:: GIVEN EXERCISE ::
Copy verbatim the block of lines in the entries below whose first line contains "Give me the seaborn" and whose last line contains "m)', 'E7 (27 m)']". Leave out all other lines.

:: MATERIAL TO PROCESS ::
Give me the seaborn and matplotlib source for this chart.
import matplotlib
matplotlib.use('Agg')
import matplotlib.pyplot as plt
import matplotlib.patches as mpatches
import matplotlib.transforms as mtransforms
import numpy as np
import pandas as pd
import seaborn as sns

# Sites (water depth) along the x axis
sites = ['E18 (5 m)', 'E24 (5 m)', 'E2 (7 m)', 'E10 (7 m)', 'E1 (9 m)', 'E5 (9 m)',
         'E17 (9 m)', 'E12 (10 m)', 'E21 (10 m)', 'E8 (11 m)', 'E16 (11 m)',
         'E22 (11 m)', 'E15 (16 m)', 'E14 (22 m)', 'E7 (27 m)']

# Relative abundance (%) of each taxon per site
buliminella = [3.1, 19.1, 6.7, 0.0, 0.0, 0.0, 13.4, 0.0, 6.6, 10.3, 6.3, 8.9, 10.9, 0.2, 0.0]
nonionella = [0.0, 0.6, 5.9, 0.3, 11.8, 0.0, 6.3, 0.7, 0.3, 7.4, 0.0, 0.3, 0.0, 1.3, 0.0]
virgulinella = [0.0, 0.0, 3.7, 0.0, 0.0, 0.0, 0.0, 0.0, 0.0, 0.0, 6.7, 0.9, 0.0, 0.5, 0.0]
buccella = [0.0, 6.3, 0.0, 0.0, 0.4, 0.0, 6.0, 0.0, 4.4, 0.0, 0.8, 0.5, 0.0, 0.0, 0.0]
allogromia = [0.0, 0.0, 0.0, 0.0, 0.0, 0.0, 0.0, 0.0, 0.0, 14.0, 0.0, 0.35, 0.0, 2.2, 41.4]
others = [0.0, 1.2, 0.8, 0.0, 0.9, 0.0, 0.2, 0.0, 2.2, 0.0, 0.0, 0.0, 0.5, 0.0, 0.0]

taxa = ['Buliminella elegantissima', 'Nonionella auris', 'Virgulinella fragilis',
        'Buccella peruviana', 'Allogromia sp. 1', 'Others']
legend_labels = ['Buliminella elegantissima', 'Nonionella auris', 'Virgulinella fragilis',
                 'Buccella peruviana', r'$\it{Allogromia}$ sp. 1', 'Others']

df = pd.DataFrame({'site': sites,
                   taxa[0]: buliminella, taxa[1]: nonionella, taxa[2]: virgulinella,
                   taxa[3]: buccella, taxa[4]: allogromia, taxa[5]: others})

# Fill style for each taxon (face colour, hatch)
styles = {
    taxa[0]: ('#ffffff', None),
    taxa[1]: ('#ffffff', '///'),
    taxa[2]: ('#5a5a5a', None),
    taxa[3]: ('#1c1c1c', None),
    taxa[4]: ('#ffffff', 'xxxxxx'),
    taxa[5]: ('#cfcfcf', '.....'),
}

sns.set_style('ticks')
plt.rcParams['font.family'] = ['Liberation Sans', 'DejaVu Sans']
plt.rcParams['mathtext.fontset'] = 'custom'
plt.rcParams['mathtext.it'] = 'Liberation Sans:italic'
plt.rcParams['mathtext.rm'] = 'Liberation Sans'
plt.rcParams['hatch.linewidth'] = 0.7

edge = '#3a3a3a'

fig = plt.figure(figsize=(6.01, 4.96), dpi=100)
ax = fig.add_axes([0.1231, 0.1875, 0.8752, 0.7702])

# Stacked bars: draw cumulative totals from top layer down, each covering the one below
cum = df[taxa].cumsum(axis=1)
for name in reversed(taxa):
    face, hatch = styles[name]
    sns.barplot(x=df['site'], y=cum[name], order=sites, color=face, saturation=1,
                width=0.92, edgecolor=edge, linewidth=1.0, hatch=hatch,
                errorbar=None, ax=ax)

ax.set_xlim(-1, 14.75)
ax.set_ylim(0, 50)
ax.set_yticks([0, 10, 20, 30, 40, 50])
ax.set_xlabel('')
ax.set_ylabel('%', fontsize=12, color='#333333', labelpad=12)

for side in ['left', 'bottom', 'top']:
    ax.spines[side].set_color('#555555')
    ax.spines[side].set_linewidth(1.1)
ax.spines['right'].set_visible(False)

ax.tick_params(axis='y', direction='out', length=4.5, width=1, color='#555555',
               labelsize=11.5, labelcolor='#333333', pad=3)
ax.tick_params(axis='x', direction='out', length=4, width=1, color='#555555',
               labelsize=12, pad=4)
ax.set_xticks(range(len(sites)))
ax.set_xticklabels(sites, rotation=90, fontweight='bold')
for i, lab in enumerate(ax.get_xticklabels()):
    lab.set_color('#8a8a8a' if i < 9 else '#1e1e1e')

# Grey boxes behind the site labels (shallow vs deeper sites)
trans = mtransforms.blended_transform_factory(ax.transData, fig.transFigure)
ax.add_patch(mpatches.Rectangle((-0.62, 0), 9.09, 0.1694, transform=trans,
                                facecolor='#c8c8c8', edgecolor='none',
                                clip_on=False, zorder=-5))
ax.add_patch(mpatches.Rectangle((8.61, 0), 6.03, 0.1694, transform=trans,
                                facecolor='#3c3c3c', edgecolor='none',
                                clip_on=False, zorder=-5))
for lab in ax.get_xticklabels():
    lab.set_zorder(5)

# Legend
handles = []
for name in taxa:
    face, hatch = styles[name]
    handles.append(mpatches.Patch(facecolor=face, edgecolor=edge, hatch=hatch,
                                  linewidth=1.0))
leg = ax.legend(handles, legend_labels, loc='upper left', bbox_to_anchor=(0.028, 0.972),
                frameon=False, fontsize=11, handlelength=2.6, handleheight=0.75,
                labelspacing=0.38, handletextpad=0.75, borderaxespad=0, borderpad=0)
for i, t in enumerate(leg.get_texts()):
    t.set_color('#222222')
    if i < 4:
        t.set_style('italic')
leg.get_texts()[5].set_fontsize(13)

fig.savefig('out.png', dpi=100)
...
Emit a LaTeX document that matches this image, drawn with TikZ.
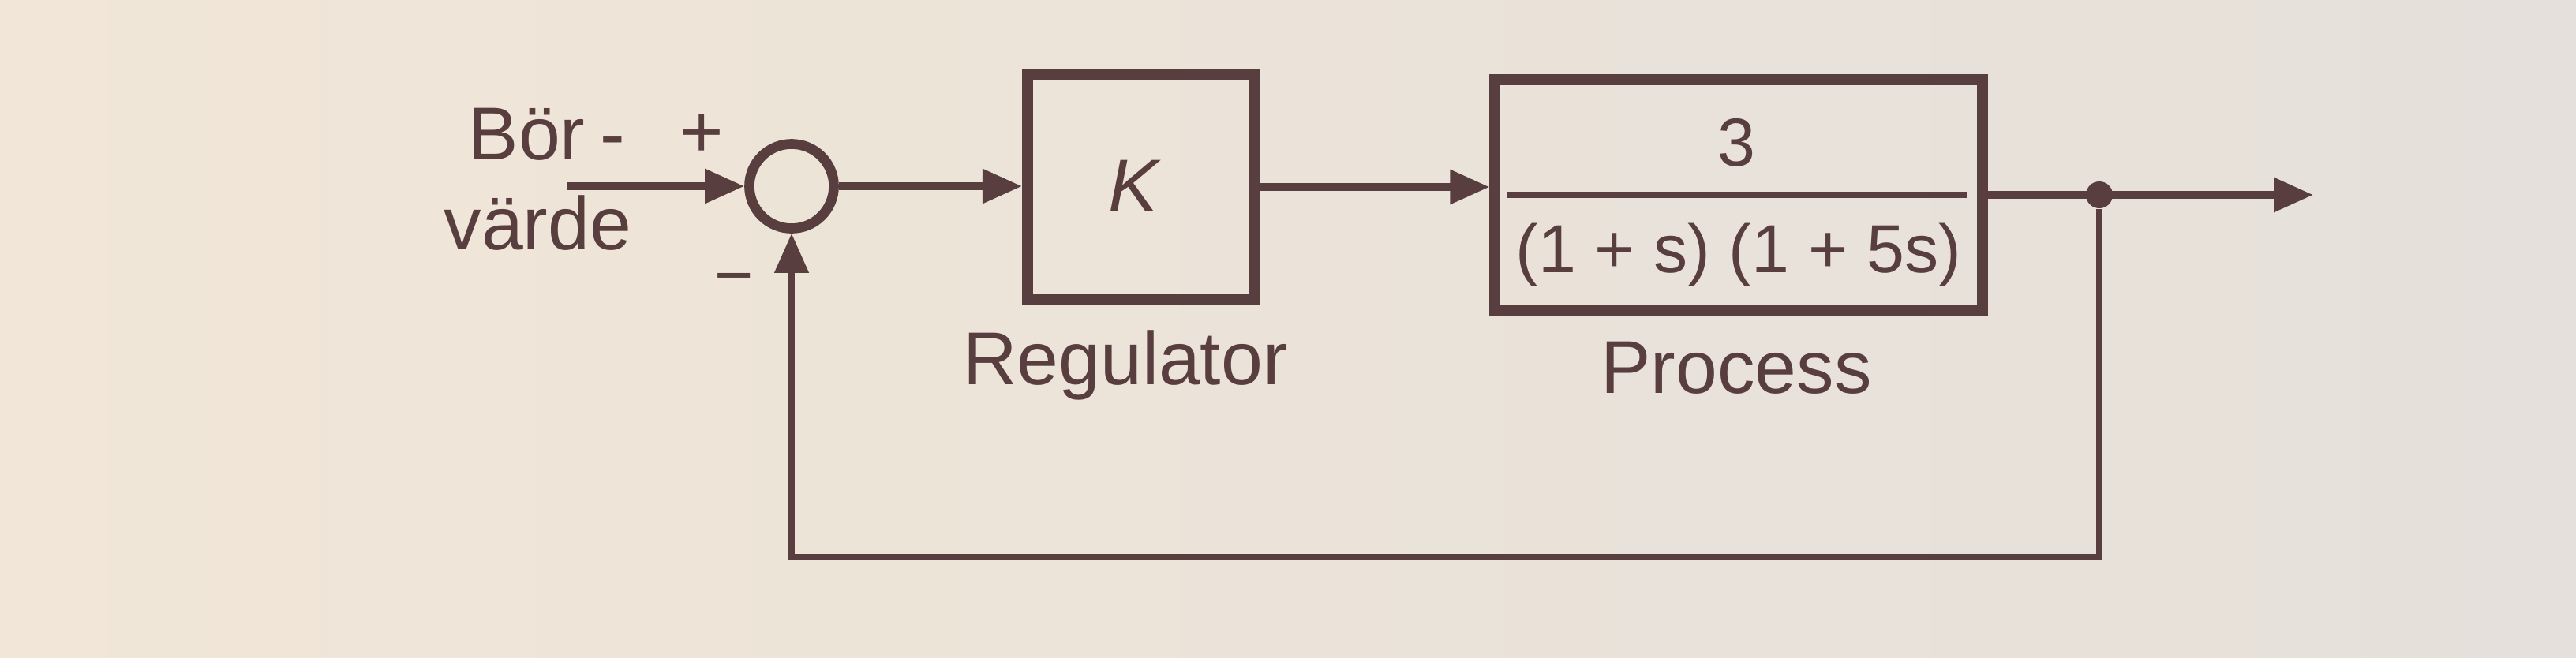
--
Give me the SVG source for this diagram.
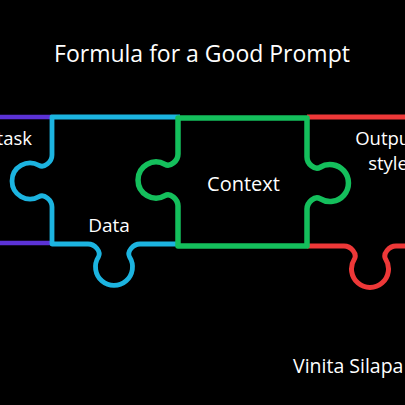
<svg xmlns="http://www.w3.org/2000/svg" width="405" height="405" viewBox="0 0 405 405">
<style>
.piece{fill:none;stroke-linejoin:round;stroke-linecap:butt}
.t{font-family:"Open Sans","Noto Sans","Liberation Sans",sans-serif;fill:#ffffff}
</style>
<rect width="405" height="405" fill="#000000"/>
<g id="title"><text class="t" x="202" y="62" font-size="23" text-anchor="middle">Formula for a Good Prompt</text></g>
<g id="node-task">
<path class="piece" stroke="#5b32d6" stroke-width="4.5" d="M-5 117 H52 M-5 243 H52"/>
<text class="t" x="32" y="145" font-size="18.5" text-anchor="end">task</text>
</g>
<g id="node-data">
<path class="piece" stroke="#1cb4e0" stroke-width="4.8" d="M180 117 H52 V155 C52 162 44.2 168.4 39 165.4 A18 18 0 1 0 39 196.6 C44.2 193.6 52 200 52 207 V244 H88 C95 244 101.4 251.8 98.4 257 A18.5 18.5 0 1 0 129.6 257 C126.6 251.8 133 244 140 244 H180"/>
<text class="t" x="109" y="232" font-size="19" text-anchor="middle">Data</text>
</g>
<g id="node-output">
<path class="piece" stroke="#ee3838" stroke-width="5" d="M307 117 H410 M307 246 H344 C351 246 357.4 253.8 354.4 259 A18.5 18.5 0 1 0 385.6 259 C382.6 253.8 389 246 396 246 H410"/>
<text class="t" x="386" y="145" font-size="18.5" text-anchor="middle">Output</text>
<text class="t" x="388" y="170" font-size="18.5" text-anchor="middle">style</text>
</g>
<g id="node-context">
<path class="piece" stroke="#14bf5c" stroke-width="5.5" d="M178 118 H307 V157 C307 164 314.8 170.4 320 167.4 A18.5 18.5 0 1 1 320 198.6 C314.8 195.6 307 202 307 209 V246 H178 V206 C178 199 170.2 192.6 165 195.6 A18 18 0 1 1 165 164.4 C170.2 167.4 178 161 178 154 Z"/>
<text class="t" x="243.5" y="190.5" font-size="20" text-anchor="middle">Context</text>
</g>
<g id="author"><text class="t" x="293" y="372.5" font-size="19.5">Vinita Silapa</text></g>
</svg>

:: RESULT OF THIS EXERCISE ::
Give me the seaborn and matplotlib source for this chart.
import matplotlib
matplotlib.use('Agg')
import matplotlib.pyplot as plt
import matplotlib.patches as mpatches
import matplotlib.transforms as mtransforms
import numpy as np
import pandas as pd
import seaborn as sns

# Sites (water depth) along the x axis
sites = ['E18 (5 m)', 'E24 (5 m)', 'E2 (7 m)', 'E10 (7 m)', 'E1 (9 m)', 'E5 (9 m)',
         'E17 (9 m)', 'E12 (10 m)', 'E21 (10 m)', 'E8 (11 m)', 'E16 (11 m)',
         'E22 (11 m)', 'E15 (16 m)', 'E14 (22 m)', 'E7 (27 m)']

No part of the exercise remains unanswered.